• Given request: Skip the pictures. Set down, word for word, the lines from the start of the material up to and including the line with "plt.rcParams['font.family'] = ['Liberation".

• Extracted material:
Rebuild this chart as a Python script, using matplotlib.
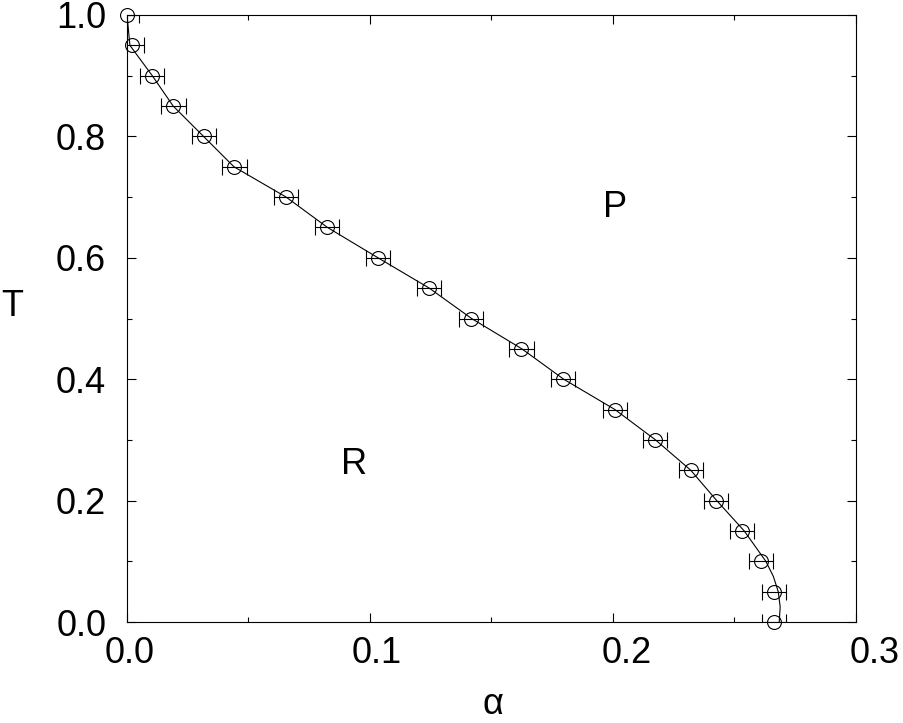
import numpy as np
import matplotlib
matplotlib.use('Agg')
import matplotlib.pyplot as plt
import matplotlib.transforms as mtransforms

plt.rcParams['font.family'] = ['Liberation Sans', 'DejaVu Sans']

# measured points (alpha_c vs T) with horizontal error bars
temp = [0.0, 0.05, 0.10, 0.15, 0.20, 0.25, 0.30, 0.35, 0.40, 0.45, 0.50,
        0.55, 0.60, 0.65, 0.70, 0.75, 0.80, 0.85, 0.90, 0.95, 1.0]
alpha = [0.2663, 0.2662, 0.2608, 0.2530, 0.2423, 0.2320, 0.2173, 0.2008,
         0.1795, 0.1623, 0.1416, 0.1244, 0.1033, 0.0823, 0.0655, 0.0442,
         0.0317, 0.0191, 0.0104, 0.0022, 0.0]
alpha_err = 0.005

# theory line
curve_T = [0.0, 0.025, 0.05, 0.075, 0.10, 0.15, 0.20, 0.25, 0.30, 0.35, 0.40,
           0.45, 0.50, 0.55, 0.60, 0.65, 0.70, 0.75, 0.80, 0.85, 0.90, 0.95,
           1.0]
curve_alpha = [0.2684, 0.2688, 0.2680, 0.2660, 0.2629, 0.2540, 0.2427,
               0.2320, 0.2175, 0.2008, 0.1797, 0.1625, 0.1418, 0.1244,
               0.1033, 0.0825, 0.0655, 0.0440, 0.0315, 0.0190, 0.0104,
               0.0012, 0.0]

fig = plt.figure(figsize=(9.04, 7.23), dpi=100)
ax = fig.add_axes([127/904, 1-622/723, 729/904, 607/723])

ax.plot(curve_alpha, curve_T, '-', color='k', lw=0.8)
ax.errorbar(alpha, temp, xerr=alpha_err, fmt='none', ecolor='k',
            elinewidth=0.8, capsize=5.5, capthick=0.8)
ax.plot(alpha, temp, 'o', ms=10, mfc='none', mec='k', mew=0.8,
        clip_on=False, zorder=5)

ax.set_xlim(0, 0.3)
ax.set_ylim(0, 1.0)
ax.set_xticks([0.0, 0.1, 0.2, 0.3])
ax.set_xticks([0.05, 0.15, 0.25], minor=True)
ax.set_yticks([0.0, 0.2, 0.4, 0.6, 0.8, 1.0])
ax.set_yticks([0.1, 0.3, 0.5, 0.7, 0.9], minor=True)
ax.set_xticklabels(['0.0', '0.1', '0.2', '0.3'])
ax.set_yticklabels(['0.0', '0.2', '0.4', '0.6', '0.8', '1.0'])
ax.tick_params(which='both', direction='in', top=True, right=True,
               labelsize=26, width=0.8)
ax.tick_params(which='major', length=6.5)
ax.tick_params(which='minor', length=3.6)
ax.tick_params(axis='x', pad=10)
ax.tick_params(axis='y', pad=15)
for sp in ax.spines.values():
    sp.set_linewidth(0.8)

# x labels sit a bit to the right of their ticks in the original
shifts = [2.5, 7, 14, 19]
for lab, dx in zip(ax.get_xticklabels(), shifts):
    lab.set_transform(lab.get_transform() +
                      mtransforms.ScaledTranslation(dx/100, 0, fig.dpi_scale_trans))

fig.text(12.5/904, 1-306/723, 'T', fontsize=26, ha='center', va='center')
fig.text(493/904, 1-704/723, 'α', fontsize=26, ha='center', va='center')

ax.text(0.2007, 0.683, 'P', fontsize=26, ha='center', va='center')
ax.text(0.0935, 0.26, 'R', fontsize=26, ha='center', va='center')

fig.savefig('out.png', dpi=100)
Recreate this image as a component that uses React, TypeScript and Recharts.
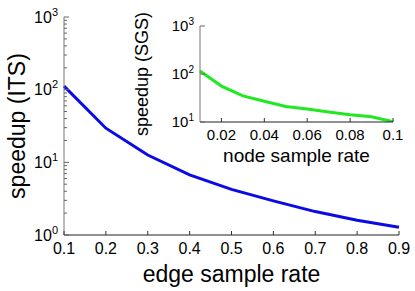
import React from 'react';
import { LineChart, Line, XAxis, YAxis } from 'recharts';

const edgeRates = [0.1, 0.2, 0.3, 0.4, 0.5, 0.6, 0.7, 0.8, 0.9];
const speedupITS = [112, 29.5, 12.6, 6.7, 4.25, 2.95, 2.1, 1.6, 1.28];

const nodeRates = [0.01, 0.02, 0.03, 0.04, 0.05, 0.06, 0.07, 0.08, 0.09, 0.1];
const speedupSGS = [115, 56, 35, 27, 21, 18.6, 16.2, 14.2, 12.9, 10.1];

const mainXTicks = [0.1, 0.2, 0.3, 0.4, 0.5, 0.6, 0.7, 0.8, 0.9];
const mainYTicks = [
  1, 2, 3, 4, 5, 6, 7, 8, 9,
  10, 20, 30, 40, 50, 60, 70, 80, 90,
  100, 200, 300, 400, 500, 600, 700, 800, 900,
  1000,
];
const insetXTicks = [0.02, 0.04, 0.06, 0.08, 0.1];
const insetYTicks = [10, 100, 1000];

const mainData = edgeRates.map((x, i) => ({ x, y: speedupITS[i] }));
const insetData = nodeRates.map((x, i) => ({ x, y: speedupSGS[i] }));

const FONT = '"Liberation Sans", Arial, Helvetica, sans-serif';

const isPow10 = (v: number) => {
  const l = Math.log10(v);
  return Math.abs(l - Math.round(l)) < 1e-9;
};

const makeYTick = (fs: number, supFs: number) => (props: any) => {
  const { x, y, payload } = props;
  const v = payload.value as number;
  const major = isPow10(v);
  const exp = Math.round(Math.log10(v));
  return (
    <g>
      <line x1={x} x2={x + (major ? 5 : 3)} y1={y} y2={y} stroke="#666" strokeWidth={1} />
      {major && (
        <text x={x - 6} y={y} dy={fs * 0.36} textAnchor="end" style={{ fontFamily: FONT, fontSize: fs }} fill="#000">
          <tspan>10</tspan>
          <tspan dy={-fs * 0.45} style={{ fontSize: supFs }}>{exp}</tspan>
        </text>
      )}
    </g>
  );
};

const makeXTick = (fs: number, gap: number) => (props: any) => {
  const { x, y, payload } = props;
  return (
    <g>
      <line x1={x} x2={x} y1={y} y2={y - 4} stroke="#333" strokeWidth={1} />
      <text x={x} y={y + gap} textAnchor="middle" style={{ fontFamily: FONT, fontSize: fs }} fill="#000">
        {String(payload.value)}
      </text>
    </g>
  );
};

const MainYTick = makeYTick(16, 11);
const MainXTick = makeXTick(16, 19);
const InsetYTick = makeYTick(15, 10);
const InsetXTick = makeXTick(15, 18);

export default function App() {
  return (
    <div style={{ position: 'absolute', left: 0, top: 0, width: 415, height: 291, background: '#fff' }}>
      <div style={{ position: 'absolute', left: 0, top: 0 }}>
        <LineChart width={415} height={291} data={mainData} margin={{ top: 17, right: 16, bottom: 0, left: 0 }}>
          <XAxis
            dataKey="x"
            type="number"
            domain={[0.1, 0.9]}
            ticks={mainXTicks}
            tickSize={0}
            tickMargin={0}
            height={56}
            stroke="#222"
            tick={MainXTick}
            interval={0}
            label={{ value: 'edge sample rate', position: 'insideBottom', offset: 9, fontSize: 23, fontFamily: FONT, fill: '#000' }}
          />
          <YAxis
            dataKey="y"
            type="number"
            scale="log"
            domain={[1, 1000]}
            allowDataOverflow
            ticks={mainYTicks}
            tickSize={0}
            tickMargin={0}
            width={64}
            stroke="#777"
            tick={MainYTick}
            interval={0}
            label={{ value: 'speedup (ITS)', angle: -90, position: 'insideLeft', offset: 17, fontSize: 23, fontFamily: FONT, fill: '#000', style: { textAnchor: 'middle' } }}
          />
          <Line dataKey="y" stroke="#0a0ae6" strokeWidth={3} dot={false} isAnimationActive={false} />
        </LineChart>
      </div>
      <div style={{ position: 'absolute', left: 0, top: 0 }}>
        <LineChart width={415} height={291} data={insetData} margin={{ top: 26, right: 22, bottom: 129, left: 140 }}>
          <XAxis
            dataKey="x"
            type="number"
            domain={[0.01, 0.1]}
            ticks={insetXTicks}
            tickSize={0}
            tickMargin={0}
            height={40}
            stroke="#222"
            tick={InsetXTick}
            interval={0}
            label={{ value: 'node sample rate', position: 'insideBottom', offset: 0, fontSize: 19, fontFamily: FONT, fill: '#000' }}
          />
          <YAxis
            dataKey="y"
            type="number"
            scale="log"
            domain={[10, 1000]}
            allowDataOverflow
            ticks={insetYTicks}
            tickSize={0}
            tickMargin={0}
            width={60}
            stroke="#777"
            tick={InsetYTick}
            interval={0}
            label={{ value: 'speedup (SGS)', angle: -90, position: 'insideLeft', offset: 2, fontSize: 18, fontFamily: FONT, fill: '#000', style: { textAnchor: 'middle' } }}
          />
          <Line dataKey="y" stroke="#22e822" strokeWidth={3} dot={false} isAnimationActive={false} />
        </LineChart>
      </div>
    </div>
  );
}
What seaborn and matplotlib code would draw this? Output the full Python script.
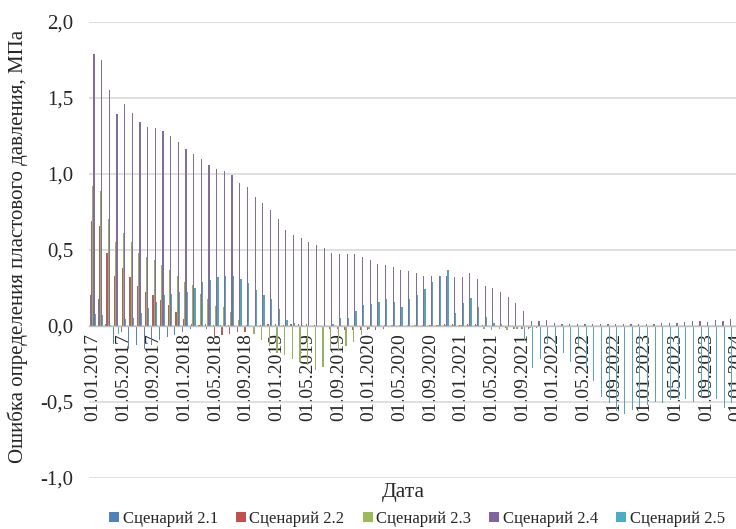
import matplotlib
matplotlib.use("Agg")
import matplotlib.pyplot as plt
from matplotlib.patches import Patch
import numpy as np
import pandas as pd
import seaborn as sns

# Monthly dates, 01.01.2017 .. 01.01.2024
dates = [d.strftime("%d.%m.%Y") for d in pd.date_range("2017-01-01", "2024-01-01", freq="MS")]

scenarios = ["Сценарий 2.1", "Сценарий 2.2", "Сценарий 2.3", "Сценарий 2.4", "Сценарий 2.5"]
colors = ["#4F81BD", "#C0504D", "#9BBB59", "#8064A2", "#4BACC6"]

# Pressure determination error, MPa
s21 = [0.20, 0.18, 0.015, -0.12, -0.04, -0.15, -0.125, -0.15, -0.125, -0.095,
       -0.07, -0.06, -0.04, -0.02, 0.0, 0.015, 0.005, 0.005, 0.003, 0.0,
       0.0, 0.0, 0.0, 0.0, 0.0, 0.0, 0.0, 0.0, 0.0, 0.0,
       0.0, 0.0, 0.0, 0.0, 0.0, 0.0, 0.0, 0.0, 0.0, 0.0,
       0.0, 0.0, 0.0, 0.0, 0.0, 0.0, 0.0, 0.0, 0.0, 0.0,
       0.0, 0.0, 0.0, 0.0, 0.0, 0.0, 0.0, 0.0, 0.0, 0.0,
       0.0, 0.0, 0.0, 0.0, 0.0, 0.0, 0.0, 0.0, 0.0, 0.0,
       0.0, 0.0, 0.0, 0.0, 0.0, 0.0, 0.0, 0.0, 0.0, 0.0,
       0.0, 0.0, 0.0, 0.0, 0.0]
s22 = [0.69, 0.66, 0.48, 0.33, 0.38, 0.32, 0.26, 0.22, 0.20, 0.17,
       0.14, 0.09, 0.045, 0.012, 0.005, -0.02, -0.08, -0.06, -0.05, -0.04,
       -0.04, -0.01, 0.005, 0.01, 0.01, 0.008, 0.01, 0.01, 0.01, 0.008,
       0.0, -0.02, -0.02, -0.03, -0.03, -0.025, -0.03, -0.03, -0.02, -0.01,
       0.0, 0.0, 0.0, 0.0, 0.005, 0.005, 0.01, 0.01, 0.008, 0.01,
       0.01, 0.005, 0.0, -0.01, -0.015, -0.02, -0.02, -0.02, -0.015, -0.01,
       0.0, 0.0, 0.0, 0.0, 0.0, 0.0, 0.0, 0.0, 0.0, 0.0,
       0.0, 0.0, 0.0, 0.0, 0.0, 0.0, 0.0, 0.0, 0.0, 0.0,
       0.0, 0.0, 0.0, 0.0, 0.0]
s23 = [0.92, 0.89, 0.70, 0.55, 0.61, 0.55, 0.48, 0.45, 0.43, 0.40,
       0.37, 0.33, 0.29, 0.27, 0.21, 0.18, 0.13, 0.125, 0.09, 0.04,
       0.005, -0.05, -0.09, -0.13, -0.18, -0.19, -0.22, -0.24, -0.26, -0.29,
       -0.27, -0.15, -0.16, -0.13, -0.105, -0.06, -0.02, -0.005, 0.003, 0.003,
       0.003, 0.003, 0.003, 0.003, 0.003, 0.003, 0.003, 0.003, 0.003, 0.003,
       0.003, -0.02, -0.03, -0.02, -0.03, -0.02, -0.02, -0.015, -0.01, 0.0,
       0.0, 0.0, 0.0, 0.0, 0.0, 0.0, 0.0, 0.0, 0.0, 0.0,
       0.0, 0.0, 0.0, 0.0, 0.0, 0.0, 0.0, 0.0, 0.0, 0.0,
       0.0, 0.0, 0.0, 0.0, 0.0]
s24 = [1.79, 1.75, 1.55, 1.39, 1.46, 1.40, 1.34, 1.31, 1.30, 1.28,
       1.25, 1.21, 1.16, 1.13, 1.10, 1.06, 1.03, 1.02, 0.99, 0.94,
       0.91, 0.85, 0.81, 0.76, 0.70, 0.63, 0.60, 0.58, 0.55, 0.53,
       0.51, 0.48, 0.47, 0.47, 0.47, 0.45, 0.43, 0.41, 0.40, 0.39,
       0.37, 0.36, 0.35, 0.33, 0.33, 0.33, 0.33, 0.32, 0.32, 0.35,
       0.31, 0.26, 0.25, 0.22, 0.19, 0.15, 0.10, 0.03, 0.03, 0.04,
       0.02, 0.01, 0.01, 0.01, 0.01, 0.01, 0.01, 0.01, 0.01, 0.01,
       0.012, 0.012, 0.015, 0.015, 0.018, 0.02, 0.02, 0.025, 0.03, 0.035,
       0.025, 0.04, 0.03, 0.045, 0.04]
s25 = [0.08, 0.07, 0.005, -0.05, 0.045, 0.055, 0.085, 0.115, 0.16, 0.20,
       0.21, 0.22, 0.22, 0.25, 0.29, 0.30, 0.32, 0.33, 0.33, 0.31,
       0.28, 0.235, 0.205, 0.175, 0.11, 0.04, 0.02, 0.005, 0.0, 0.0,
       0.0, 0.01, 0.055, 0.055, 0.10, 0.14, 0.145, 0.16, 0.18, 0.16,
       0.125, 0.18, 0.205, 0.24, 0.29, 0.33, 0.37, 0.085, 0.15, 0.185,
       0.125, 0.06, 0.02, 0.01, -0.01, -0.02, -0.09, -0.28, -0.22, -0.12,
       -0.14, -0.18, -0.24, -0.13, -0.28, -0.36, -0.47, -0.51, -0.56, -0.58,
       -0.55, -0.53, -0.52, -0.50, -0.51, -0.49, -0.48, -0.48, -0.50, -0.47,
       -0.46, -0.48, -0.54, -0.51, -0.50]

yticks = [-1.0, -0.5, 0.0, 0.5, 1.0, 1.5, 2.0]
ytick_labels = ["-1,0", "-0,5", "0,0", "0,5", "1,0", "1,5", "2,0"]

df = pd.DataFrame({
    "Дата": dates * 5,
    "value": s21 + s22 + s23 + s24 + s25,
    "scenario": np.repeat(scenarios, len(dates)),
})

sns.set_theme(style="white")
plt.rcParams["font.family"] = ["Liberation Serif", "DejaVu Serif"]

fig = plt.figure(figsize=(7.36, 5.29), dpi=100)
ax = fig.add_axes([89 / 736, 51 / 529, 652 / 736, 456.3 / 529])

sns.barplot(data=df, x="Дата", y="value", hue="scenario", order=dates,
            hue_order=scenarios, palette=colors, width=0.77, linewidth=0,
            errorbar=None, legend=False, ax=ax)

# Category axis sits on the zero line
for side in ["left", "top", "right"]:
    ax.spines[side].set_visible(False)
ax.spines["bottom"].set_position(("data", 0))
ax.spines["bottom"].set_color("#BFBFBF")
ax.spines["bottom"].set_linewidth(1.0)

ax.set_xlim(-0.5, len(dates) - 0.5)
ax.set_ylim(-1.0, 2.0)
ax.set_yticks(yticks)
ax.set_yticklabels(ytick_labels)
tick_pos = list(range(0, len(dates), 4))
ax.set_xticks(tick_pos)
ax.set_xticklabels([dates[i] for i in tick_pos])
ax.tick_params(axis="x", length=0, pad=5, labelrotation=90, labelsize=14)
ax.tick_params(axis="y", length=0, pad=11.5, labelsize=15)

ax.yaxis.grid(True, color="#D9D9D9", linewidth=1.2)
ax.set_axisbelow(True)
ax.set_xlabel("")
ax.set_ylabel("")

fig.text(18 / 736, 1 - 246 / 529, "Ошибка определения пластового давления, МПа",
         rotation=90, ha="center", va="center", fontsize=15)
fig.text(403 / 736, 1 - 492 / 529, "Дата", ha="center", va="center", fontsize=15.5)

handles = [Patch(facecolor=c, edgecolor="none") for c in colors]
fig.legend(handles, scenarios, loc="center", bbox_to_anchor=(417 / 736, 1 - 519 / 529),
           ncol=5, frameon=False, fontsize=12, handlelength=0.6, handleheight=0.6,
           handletextpad=0.2, columnspacing=1.1, borderaxespad=0)

fig.savefig("out.png", dpi=100)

• Correct response:
Rebuild this chart as a Python script, using matplotlib.
import numpy as np
import matplotlib
matplotlib.use('Agg')
import matplotlib.pyplot as plt
import matplotlib.transforms as mtransforms

plt.rcParams['font.family'] = ['Liberation Sans', 'DejaVu Sans']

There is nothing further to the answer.